Secondly what scares me and I find hilarious is people who so quickly jump onto this movement, moving the entirety of their critical data without understanding the potential downfalls, such as data loss with no warning. As a key value store for non critical data, this kind of thing is brilliant, and data loss can be managed, maybe not tolerated in a high throughput environment where "cache misses" are a concern but otherwise yea its great. Still look at facebook, twitter, friendfeed, who are all still using mysql and scaling out in their own way.

Already commented about Debian here: http://news.ycombinator.com/item?id=1581231

i dont get why do they still stick with agpl. there are a lot more _companies_ built on products with licenses other than agpl, such as, wildly popular apache projects. even microsoft releasing code with apache license but not mongodb guys!

There are successful companies built around all sorts of licensing schemes, but that doesn't mean that you are in a position to say what's best for 10gen's specific situation.

Also, all of the official client libraries for mongo are Apache licensed, it's only the core server that is AGPL (which means that you can use mongo in closed source applications - only if you make changes to the actual core database do you have to give those changes back to the community, and even then you still don't have to open source the rest of your application).

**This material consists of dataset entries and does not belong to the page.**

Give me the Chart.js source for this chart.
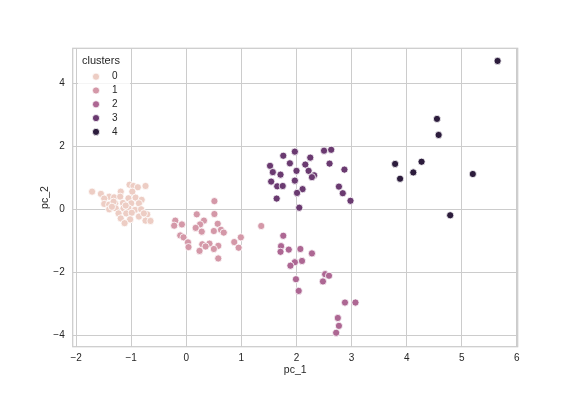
<!DOCTYPE html>
<html>
<head>
<meta charset="utf-8">
<script src="https://cdn.jsdelivr.net/npm/chart.js@4"></script>
<style>
  body { margin: 0; background: #ffffff; }
  #wrap { width: 576px; height: 396px; }
</style>
</head>
<body>
<div id="wrap"><canvas id="scatterCanvas" width="576" height="396"></canvas></div>
<script>
// Cluster names and colours (cubehelix, light -> dark)
const clusterNames = ["0", "1", "2", "3", "4"];
const clusterColors = ["#edcdc4", "#d498a8", "#ad6793", "#6a3a70", "#2c1c3c"];

// Tick values
const xTicks = [-2, -1, 0, 1, 2, 3, 4, 5, 6];
const yTicks = [-4, -2, 0, 2, 4];

// pc_1 / pc_2 per cluster
const c0x = [-1.71, -1.55, -1.40, -1.03, -0.96, -0.88, -0.74, -1.19, -0.98, -1.49, -1.31, -1.20, -1.05, -0.92, -0.81, -1.49, -1.40, -1.29, -1.15, -1.00, -0.86, -1.40, -1.28, -1.14, -1.05, -0.93, -0.82, -1.23, -1.09, -0.99, -0.71, -1.19, -1.02, -0.86, -0.74, -0.65, -1.12, -1.32, -0.77, -1.35, -1.10];
const c0y = [0.56, 0.49, 0.40, 0.78, 0.74, 0.70, 0.74, 0.56, 0.56, 0.34, 0.38, 0.40, 0.35, 0.37, 0.30, 0.17, 0.15, 0.19, 0.20, 0.19, 0.19, 0.00, 0.03, 0.03, 0.03, -0.02, 0.00, -0.13, -0.13, -0.11, -0.16, -0.29, -0.32, -0.23, -0.36, -0.37, -0.44, 0.24, -0.13, 0.08, 0.12];

const c1x = [0.51, 0.19, 0.51, -0.20, -0.22, -0.08, 0.32, 0.25, 0.57, 0.17, 0.28, 0.50, 0.63, 0.68, -0.11, -0.05, 0.03, 0.04, 0.29, 0.42, 0.35, 0.58, 0.50, 0.24, 0.58, 0.87, 0.99, 0.95, 1.36];
const c1y = [0.26, -0.16, -0.15, -0.36, -0.52, -0.48, -0.36, -0.48, -0.46, -0.59, -0.71, -0.69, -0.65, -0.74, -0.83, -0.89, -1.05, -1.20, -1.11, -1.09, -1.18, -1.16, -1.26, -1.32, -1.56, -1.04, -0.89, -1.22, -0.53];

const c2x = [1.76, 1.72, 1.71, 1.86, 2.07, 2.28, 1.97, 2.10, 1.89, 2.52, 2.59, 2.48, 1.99, 2.04, 2.88, 3.07, 2.75, 2.77, 2.72];
const c2y = [-0.84, -1.17, -1.35, -1.28, -1.26, -1.40, -1.68, -1.64, -1.79, -2.06, -2.11, -2.29, -2.22, -2.59, -2.96, -2.96, -3.45, -3.70, -3.92];

const c3x = [1.76, 1.97, 2.25, 2.50, 2.63, 1.52, 1.88, 2.16, 2.60, 1.57, 1.71, 2.00, 2.22, 2.32, 2.28, 2.87, 1.54, 1.97, 1.65, 1.75, 2.11, 2.01, 2.77, 2.84, 2.98, 1.64, 2.05];
const c3y = [1.70, 1.83, 1.64, 1.86, 1.89, 1.38, 1.46, 1.42, 1.45, 1.18, 1.10, 1.22, 1.22, 1.08, 1.02, 1.26, 0.88, 0.91, 0.73, 0.74, 0.64, 0.52, 0.72, 0.51, 0.27, 0.34, 0.05];

const c4x = [5.65, 4.55, 4.58, 3.79, 3.88, 4.27, 4.12, 5.20, 4.79];
const c4y = [4.71, 2.87, 2.36, 1.44, 0.97, 1.51, 1.17, 1.12, -0.19];

const clusterX = [c0x, c1x, c2x, c3x, c4x];
const clusterY = [c0y, c1y, c2y, c3y, c4y];

const textColor = "#262626";
const gridColor = "#cccccc";
const fontFamily = "'Liberation Sans', Arial, sans-serif";

const datasets = clusterNames.map((name, i) => ({
  label: name,
  data: clusterX[i].map((x, j) => ({ x: x, y: clusterY[i][j] })),
  backgroundColor: clusterColors[i],
  borderColor: "#ffffff",
  pointRadius: 3.6,
  pointBorderWidth: 0.8,
  pointHoverRadius: 3.6,
}));

const fmt = (v) => (v < 0 ? "\u2212" + Math.abs(v) : String(v));

// box round the plot area (top and right spines too)
const frame = {
  id: "frame",
  afterDraw(chart) {
    const { ctx, chartArea: a } = chart;
    ctx.save();
    ctx.strokeStyle = gridColor;
    ctx.lineWidth = 1.25;
    ctx.strokeRect(a.left, a.top, a.right - a.left, a.bottom - a.top);
    ctx.restore();
  },
};

// seaborn style legend inside the axes, upper left
const clusterLegend = {
  id: "clusterLegend",
  afterDraw(chart) {
    const ctx = chart.ctx;
    ctx.save();
    ctx.fillStyle = "rgba(255,255,255,0.8)";
    ctx.fillRect(78, 50, 52, 92);
    ctx.fillStyle = textColor;
    ctx.font = "11px " + fontFamily;
    ctx.textBaseline = "middle";
    ctx.textAlign = "left";
    ctx.fillText("clusters", 82, 61);
    ctx.font = "10px " + fontFamily;
    clusterNames.forEach((name, i) => {
      const y = 76.7 + i * 13.8;
      ctx.beginPath();
      ctx.arc(96, y, 3.6, 0, Math.PI * 2);
      ctx.fillStyle = clusterColors[i];
      ctx.fill();
      ctx.strokeStyle = "#ffffff";
      ctx.lineWidth = 0.8;
      ctx.stroke();
      ctx.fillStyle = textColor;
      ctx.fillText(name, 112, y);
    });
    ctx.restore();
  },
};

const scatterConfig = {
  type: "scatter",
  data: { datasets: datasets },
  options: {
    responsive: false,
    animation: false,
    devicePixelRatio: 1,
    layout: { padding: { top: 48.3, right: 58.3, left: 0, bottom: 0 } },
    scales: {
      x: {
        type: "linear",
        min: -2.062,
        max: 6.015,
        afterBuildTicks: (scale) => { scale.ticks = xTicks.map((v) => ({ value: v })); },
        afterFit: (scale) => { scale.height = 49.3; },
        grid: { color: gridColor, lineWidth: 1, drawTicks: false },
        border: { display: false },
        ticks: {
          color: textColor,
          padding: 6,
          font: { family: fontFamily, size: 10 },
          callback: fmt,
        },
        title: {
          display: true,
          text: "pc_1",
          color: textColor,
          font: { family: fontFamily, size: 10.5 },
          padding: { top: 0, bottom: 20 },
        },
      },
      y: {
        type: "linear",
        min: -4.362,
        max: 5.111,
        afterBuildTicks: (scale) => { scale.ticks = yTicks.map((v) => ({ value: v })); },
        afterFit: (scale) => { scale.width = 72.7; },
        grid: { color: gridColor, lineWidth: 1, drawTicks: false },
        border: { display: false },
        ticks: {
          color: textColor,
          padding: 8,
          font: { family: fontFamily, size: 10 },
          callback: fmt,
        },
        title: {
          display: true,
          text: "pc_2",
          color: textColor,
          font: { family: fontFamily, size: 10.5 },
          padding: { top: 38.5, bottom: 0 },
        },
      },
    },
    plugins: {
      legend: { display: false },
      tooltip: { enabled: false },
    },
  },
  plugins: [frame, clusterLegend],
};

const scatterChart = new Chart(document.getElementById("scatterCanvas"), scatterConfig);
</script>
</body>
</html>
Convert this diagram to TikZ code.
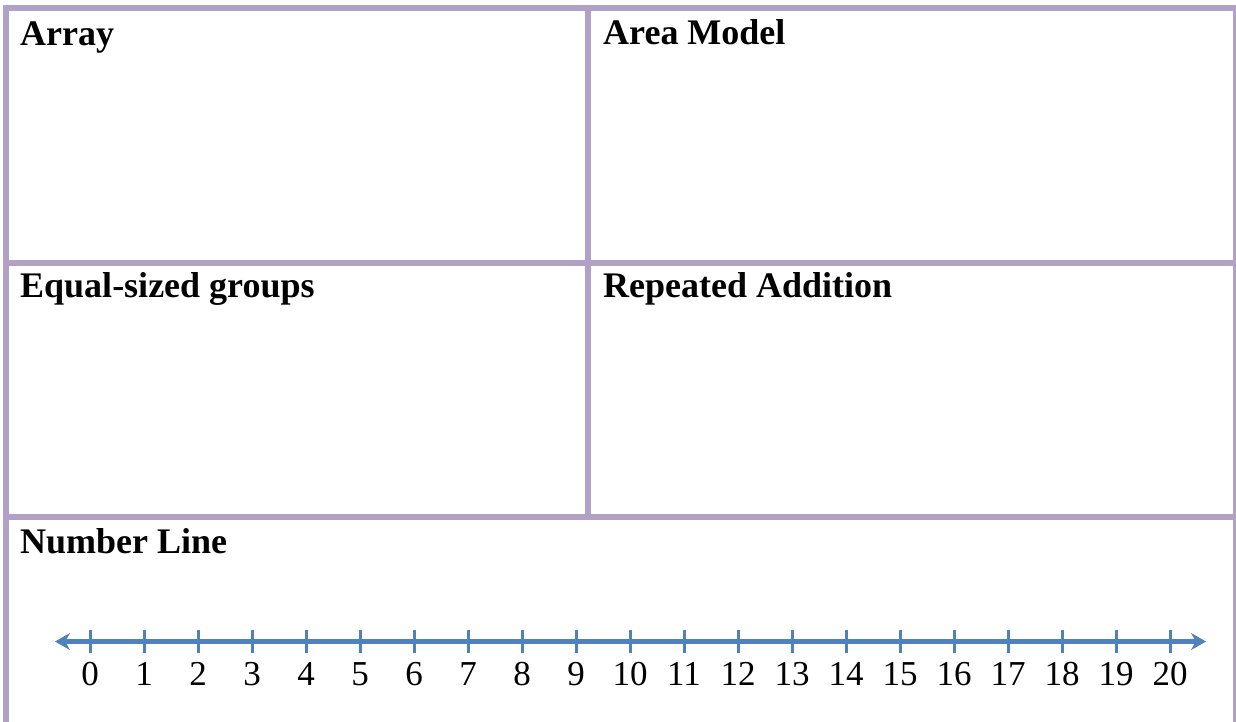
\documentclass[tikz,border=0pt]{standalone}
\usepackage{fontspec}
\setmainfont{Liberation Serif}
\usetikzlibrary{arrows.meta}
\definecolor{framelilac}{HTML}{B2A1C7}
\definecolor{lineblue}{HTML}{4F81BD}
\begin{document}
\begin{tikzpicture}[x=1pt,y=-1pt]
                \useasboundingbox (0,0) rectangle (1236,721);
                \clip (0,0) rectangle (1236,721);

                % frame and cell dividers
                \begin{scope}[draw=framelilac, line width=6pt]
                    \draw (6,8) rectangle (1236,740);
                    \draw (6,263) -- (1236,263);
                    \draw (6,517) -- (1236,517);
                    \draw (588,8) -- (588,517);
                \end{scope}

                \begin{scope}[every node/.style={anchor=base west,inner sep=0pt,
                            font=\fontsize{36}{40}\selectfont\bfseries}]
                    \node (array) at (20,45) {Array};
                    \node (area) at (603,44) {Area Model};
                    \node (groups) at (20,297) {Equal-sized groups};
                    \node (addition) at (603,297) {Repeated Addition};
                    \node (numline) at (20,553) {Number Line};
                \end{scope}

                % number line
                \coordinate (left) at (55,641.5);
                \coordinate (right) at (1206,641.5);
                \draw [lineblue, line width=5pt, {Stealth[length=15pt,width=17pt]}-{Stealth[length=15pt,width=17pt]}] (left) -- (right);
                \foreach \i in {0,...,20} {
                    \coordinate (t\i) at (90+54*\i,629.5);
                    \coordinate (b\i) at (90+54*\i,652.5);
                    \draw [lineblue, line width=3pt] (t\i) -- (b\i);
                    \node [anchor=base, inner sep=0pt, font=\fontsize{35}{40}\selectfont] (n\i) at (90+54*\i,685.5) {\i};
                }
            \end{tikzpicture}
\end{document}
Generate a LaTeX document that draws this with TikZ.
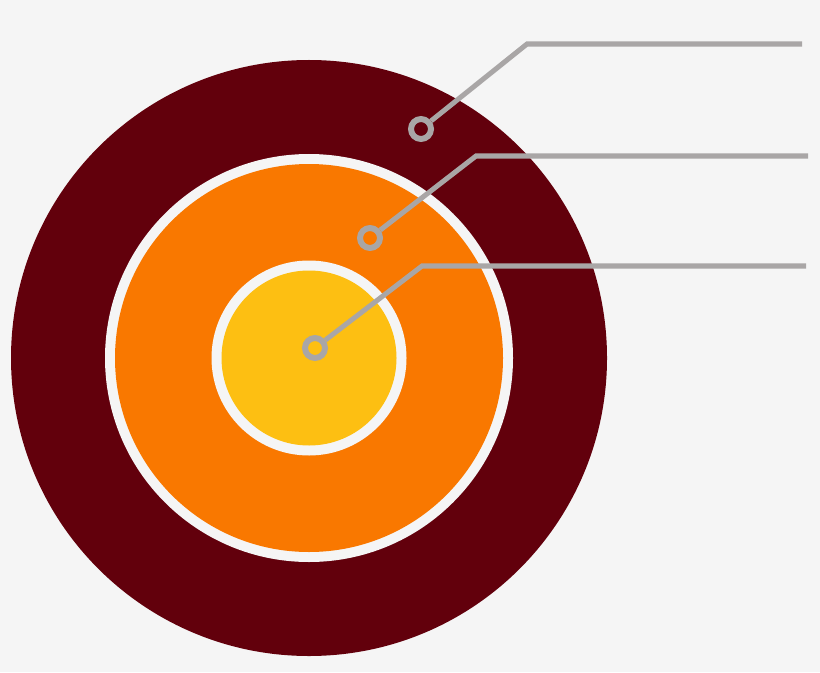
\documentclass[tikz,border=0pt]{standalone}

\definecolor{paper}{HTML}{F5F5F5}
\definecolor{wine}{HTML}{62000C}
\definecolor{tangerine}{HTML}{F97800}
\definecolor{amber}{HTML}{FDBF12}
\definecolor{leadgray}{HTML}{A9A6A6}

\begin{document}
\begin{tikzpicture}[x=0.02cm, y=-0.02cm,
    marker/.style={circle, draw=leadgray, line width=3.4pt,
        minimum size=0.4cm, inner sep=0pt},
    leaderline/.style={draw=leadgray, line width=2.85pt}]
    \def\cx{309}
    \def\cy{358}

    % Background
    \fill[paper] (0,0) rectangle (820,672);
    \useasboundingbox (0,0) rectangle (820,672);

    % Outer ring
    \fill[wine] (\cx,\cy) circle[radius=298];

    % Middle ring
    \fill[paper] (\cx,\cy) circle[radius=204];
    \fill[tangerine] (\cx,\cy) circle[radius=194];

    % Core
    \fill[paper] (\cx,\cy) circle[radius=97.5];
    \fill[amber] (\cx,\cy) circle[radius=87.5];

    % Leaders
    \foreach \i/\mx/\my/\kx/\ky/\ex in {1/421/129/527/44/802,
                                        2/370/238/476/156/808,
                                        3/315/348/422/266/806} {
        \node[marker] (m\i) at (\mx,\my) {};
        \coordinate (k\i) at (\kx,\ky);
        \coordinate (e\i) at (\ex,\ky);
        \draw[leaderline]
            (m\i) -- (k\i) -- (e\i);
    }
\end{tikzpicture}
\end{document}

you're in no position to tell me what i say! it's simply awkard to use a license like that. also you, yourself, admitted the conflict of client vs server licensing. why this is so? because they want widest usage. they release open source software not because they love developers but because they have to. returning to the point apache or gpl projects have strong commercial backing from big companies to start-ups and knowing this i'm asking there must be a real reason why they did choose agpl over gpl or apache. btw, it's their choice i respect that as well.